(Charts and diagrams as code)
* begin *

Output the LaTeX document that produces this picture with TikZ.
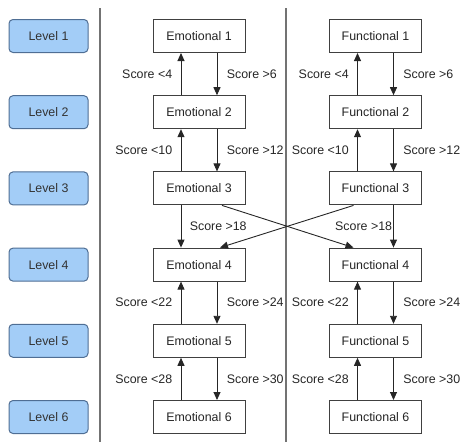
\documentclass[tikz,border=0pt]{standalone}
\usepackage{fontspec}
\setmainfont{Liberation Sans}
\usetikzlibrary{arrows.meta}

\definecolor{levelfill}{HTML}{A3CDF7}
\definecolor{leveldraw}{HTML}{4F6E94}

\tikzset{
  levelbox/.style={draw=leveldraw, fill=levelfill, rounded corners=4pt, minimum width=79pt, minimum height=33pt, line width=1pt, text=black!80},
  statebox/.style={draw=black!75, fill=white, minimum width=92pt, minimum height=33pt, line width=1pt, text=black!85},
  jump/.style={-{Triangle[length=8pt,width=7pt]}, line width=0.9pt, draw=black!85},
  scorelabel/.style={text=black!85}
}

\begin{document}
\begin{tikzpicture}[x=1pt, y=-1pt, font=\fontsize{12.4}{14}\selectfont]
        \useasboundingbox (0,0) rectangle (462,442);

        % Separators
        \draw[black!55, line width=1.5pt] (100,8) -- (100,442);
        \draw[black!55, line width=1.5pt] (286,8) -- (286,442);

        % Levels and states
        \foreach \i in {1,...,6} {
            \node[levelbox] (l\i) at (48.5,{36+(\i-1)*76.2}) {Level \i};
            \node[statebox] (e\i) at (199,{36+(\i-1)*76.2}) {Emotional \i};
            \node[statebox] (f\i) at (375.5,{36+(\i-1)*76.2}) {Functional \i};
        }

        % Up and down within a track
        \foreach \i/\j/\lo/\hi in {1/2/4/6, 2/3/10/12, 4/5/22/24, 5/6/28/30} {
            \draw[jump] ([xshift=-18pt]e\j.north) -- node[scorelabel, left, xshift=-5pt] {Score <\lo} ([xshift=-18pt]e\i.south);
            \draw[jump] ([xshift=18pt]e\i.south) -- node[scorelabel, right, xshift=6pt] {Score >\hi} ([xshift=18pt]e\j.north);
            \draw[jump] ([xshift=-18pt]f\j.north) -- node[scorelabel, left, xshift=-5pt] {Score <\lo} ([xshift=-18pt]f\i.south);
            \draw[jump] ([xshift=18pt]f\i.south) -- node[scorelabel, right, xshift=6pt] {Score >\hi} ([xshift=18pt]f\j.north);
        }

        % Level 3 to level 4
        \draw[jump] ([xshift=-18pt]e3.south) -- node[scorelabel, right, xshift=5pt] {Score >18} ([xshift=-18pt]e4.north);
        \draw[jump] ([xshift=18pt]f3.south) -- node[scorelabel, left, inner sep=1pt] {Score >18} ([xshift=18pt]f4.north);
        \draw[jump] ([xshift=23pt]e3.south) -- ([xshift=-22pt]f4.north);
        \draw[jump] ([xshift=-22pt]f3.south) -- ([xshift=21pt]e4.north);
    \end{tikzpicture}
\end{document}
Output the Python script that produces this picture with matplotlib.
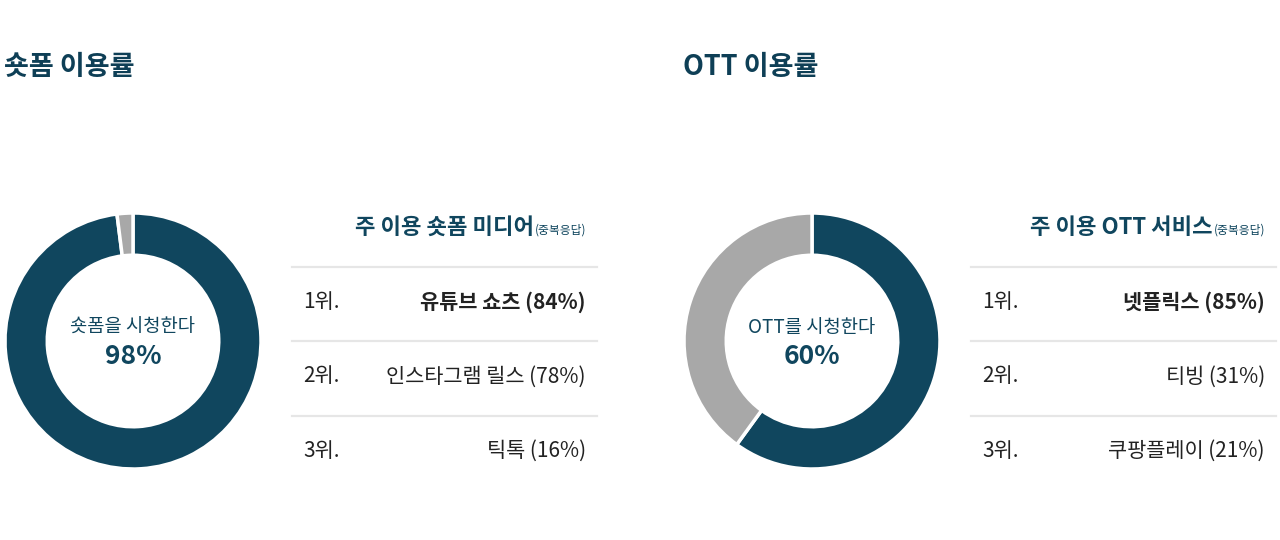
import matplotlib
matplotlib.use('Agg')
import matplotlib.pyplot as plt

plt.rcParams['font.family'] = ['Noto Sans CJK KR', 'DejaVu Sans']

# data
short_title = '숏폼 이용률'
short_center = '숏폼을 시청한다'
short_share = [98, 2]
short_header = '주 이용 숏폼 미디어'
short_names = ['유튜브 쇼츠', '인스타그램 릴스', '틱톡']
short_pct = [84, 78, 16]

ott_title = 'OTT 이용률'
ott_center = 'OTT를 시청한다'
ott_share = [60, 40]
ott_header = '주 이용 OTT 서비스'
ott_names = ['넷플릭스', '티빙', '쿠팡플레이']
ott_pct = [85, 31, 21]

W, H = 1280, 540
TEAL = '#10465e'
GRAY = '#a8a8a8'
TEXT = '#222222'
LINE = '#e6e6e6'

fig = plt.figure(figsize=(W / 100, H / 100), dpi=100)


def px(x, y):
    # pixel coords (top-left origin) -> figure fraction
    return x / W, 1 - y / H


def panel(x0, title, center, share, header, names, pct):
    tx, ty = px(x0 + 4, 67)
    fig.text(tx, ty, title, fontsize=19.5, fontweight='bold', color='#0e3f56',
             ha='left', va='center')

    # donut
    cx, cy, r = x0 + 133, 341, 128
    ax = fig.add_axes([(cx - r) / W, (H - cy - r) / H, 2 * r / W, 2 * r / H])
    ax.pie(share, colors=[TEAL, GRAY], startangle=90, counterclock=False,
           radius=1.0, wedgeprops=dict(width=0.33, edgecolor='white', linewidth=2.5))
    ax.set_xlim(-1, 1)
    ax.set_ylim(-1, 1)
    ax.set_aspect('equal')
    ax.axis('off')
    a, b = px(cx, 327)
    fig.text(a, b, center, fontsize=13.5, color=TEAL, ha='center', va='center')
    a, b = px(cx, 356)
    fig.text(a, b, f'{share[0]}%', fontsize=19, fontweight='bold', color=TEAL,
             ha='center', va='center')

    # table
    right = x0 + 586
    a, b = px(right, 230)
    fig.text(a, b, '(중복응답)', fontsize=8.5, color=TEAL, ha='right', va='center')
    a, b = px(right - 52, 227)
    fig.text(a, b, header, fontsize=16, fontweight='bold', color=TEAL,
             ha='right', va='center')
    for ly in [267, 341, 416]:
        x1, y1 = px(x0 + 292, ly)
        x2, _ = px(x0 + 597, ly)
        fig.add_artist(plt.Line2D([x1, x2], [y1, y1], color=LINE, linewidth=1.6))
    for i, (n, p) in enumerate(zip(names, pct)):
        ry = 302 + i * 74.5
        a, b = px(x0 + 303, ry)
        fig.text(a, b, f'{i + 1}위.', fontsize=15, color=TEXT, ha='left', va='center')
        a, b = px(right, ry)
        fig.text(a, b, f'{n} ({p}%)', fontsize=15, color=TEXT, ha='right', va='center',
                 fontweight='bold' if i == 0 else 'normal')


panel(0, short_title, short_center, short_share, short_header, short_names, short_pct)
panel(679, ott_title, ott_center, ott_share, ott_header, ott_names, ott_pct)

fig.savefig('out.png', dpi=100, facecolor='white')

* end *

Given exercise:
Print each entry shown above with exact wording and no pictures.

The result:
Output the LaTeX document that produces this picture with TikZ.
\documentclass[tikz,border=0pt]{standalone}
\usepackage{fontspec}
\setmainfont{Liberation Sans}
\usetikzlibrary{arrows.meta}

\definecolor{levelfill}{HTML}{A3CDF7}
\definecolor{leveldraw}{HTML}{4F6E94}

\tikzset{
  levelbox/.style={draw=leveldraw, fill=levelfill, rounded corners=4pt, minimum width=79pt, minimum height=33pt, line width=1pt, text=black!80},
  statebox/.style={draw=black!75, fill=white, minimum width=92pt, minimum height=33pt, line width=1pt, text=black!85},
  jump/.style={-{Triangle[length=8pt,width=7pt]}, line width=0.9pt, draw=black!85},
  scorelabel/.style={text=black!85}
}

\begin{document}
\begin{tikzpicture}[x=1pt, y=-1pt, font=\fontsize{12.4}{14}\selectfont]
        \useasboundingbox (0,0) rectangle (462,442);

        % Separators
        \draw[black!55, line width=1.5pt] (100,8) -- (100,442);
        \draw[black!55, line width=1.5pt] (286,8) -- (286,442);

        % Levels and states
        \foreach \i in {1,...,6} {
            \node[levelbox] (l\i) at (48.5,{36+(\i-1)*76.2}) {Level \i};
            \node[statebox] (e\i) at (199,{36+(\i-1)*76.2}) {Emotional \i};
            \node[statebox] (f\i) at (375.5,{36+(\i-1)*76.2}) {Functional \i};
        }

        % Up and down within a track
        \foreach \i/\j/\lo/\hi in {1/2/4/6, 2/3/10/12, 4/5/22/24, 5/6/28/30} {
            \draw[jump] ([xshift=-18pt]e\j.north) -- node[scorelabel, left, xshift=-5pt] {Score <\lo} ([xshift=-18pt]e\i.south);
            \draw[jump] ([xshift=18pt]e\i.south) -- node[scorelabel, right, xshift=6pt] {Score >\hi} ([xshift=18pt]e\j.north);
            \draw[jump] ([xshift=-18pt]f\j.north) -- node[scorelabel, left, xshift=-5pt] {Score <\lo} ([xshift=-18pt]f\i.south);
            \draw[jump] ([xshift=18pt]f\i.south) -- node[scorelabel, right, xshift=6pt] {Score >\hi} ([xshift=18pt]f\j.north);
        }

        % Level 3 to level 4
        \draw[jump] ([xshift=-18pt]e3.south) -- node[scorelabel, right, xshift=5pt] {Score >18} ([xshift=-18pt]e4.north);
        \draw[jump] ([xshift=18pt]f3.south) -- node[scorelabel, left, inner sep=1pt] {Score >18} ([xshift=18pt]f4.north);
        \draw[jump] ([xshift=23pt]e3.south) -- ([xshift=-22pt]f4.north);
        \draw[jump] ([xshift=-22pt]f3.south) -- ([xshift=21pt]e4.north);
    \end{tikzpicture}
\end{document}
Output the Python script that produces this picture with matplotlib.
import matplotlib
matplotlib.use('Agg')
import matplotlib.pyplot as plt

plt.rcParams['font.family'] = ['Noto Sans CJK KR', 'DejaVu Sans']

# data
short_title = '숏폼 이용률'
short_center = '숏폼을 시청한다'
short_share = [98, 2]
short_header = '주 이용 숏폼 미디어'
short_names = ['유튜브 쇼츠', '인스타그램 릴스', '틱톡']
short_pct = [84, 78, 16]

ott_title = 'OTT 이용률'
ott_center = 'OTT를 시청한다'
ott_share = [60, 40]
ott_header = '주 이용 OTT 서비스'
ott_names = ['넷플릭스', '티빙', '쿠팡플레이']
ott_pct = [85, 31, 21]

W, H = 1280, 540
TEAL = '#10465e'
GRAY = '#a8a8a8'
TEXT = '#222222'
LINE = '#e6e6e6'

fig = plt.figure(figsize=(W / 100, H / 100), dpi=100)


def px(x, y):
    # pixel coords (top-left origin) -> figure fraction
    return x / W, 1 - y / H


def panel(x0, title, center, share, header, names, pct):
    tx, ty = px(x0 + 4, 67)
    fig.text(tx, ty, title, fontsize=19.5, fontweight='bold', color='#0e3f56',
             ha='left', va='center')

    # donut
    cx, cy, r = x0 + 133, 341, 128
    ax = fig.add_axes([(cx - r) / W, (H - cy - r) / H, 2 * r / W, 2 * r / H])
    ax.pie(share, colors=[TEAL, GRAY], startangle=90, counterclock=False,
           radius=1.0, wedgeprops=dict(width=0.33, edgecolor='white', linewidth=2.5))
    ax.set_xlim(-1, 1)
    ax.set_ylim(-1, 1)
    ax.set_aspect('equal')
    ax.axis('off')
    a, b = px(cx, 327)
    fig.text(a, b, center, fontsize=13.5, color=TEAL, ha='center', va='center')
    a, b = px(cx, 356)
    fig.text(a, b, f'{share[0]}%', fontsize=19, fontweight='bold', color=TEAL,
             ha='center', va='center')

    # table
    right = x0 + 586
    a, b = px(right, 230)
    fig.text(a, b, '(중복응답)', fontsize=8.5, color=TEAL, ha='right', va='center')
    a, b = px(right - 52, 227)
    fig.text(a, b, header, fontsize=16, fontweight='bold', color=TEAL,
             ha='right', va='center')
    for ly in [267, 341, 416]:
        x1, y1 = px(x0 + 292, ly)
        x2, _ = px(x0 + 597, ly)
        fig.add_artist(plt.Line2D([x1, x2], [y1, y1], color=LINE, linewidth=1.6))
    for i, (n, p) in enumerate(zip(names, pct)):
        ry = 302 + i * 74.5
        a, b = px(x0 + 303, ry)
        fig.text(a, b, f'{i + 1}위.', fontsize=15, color=TEXT, ha='left', va='center')
        a, b = px(right, ry)
        fig.text(a, b, f'{n} ({p}%)', fontsize=15, color=TEXT, ha='right', va='center',
                 fontweight='bold' if i == 0 else 'normal')


panel(0, short_title, short_center, short_share, short_header, short_names, short_pct)
panel(679, ott_title, ott_center, ott_share, ott_header, ott_names, ott_pct)

fig.savefig('out.png', dpi=100, facecolor='white')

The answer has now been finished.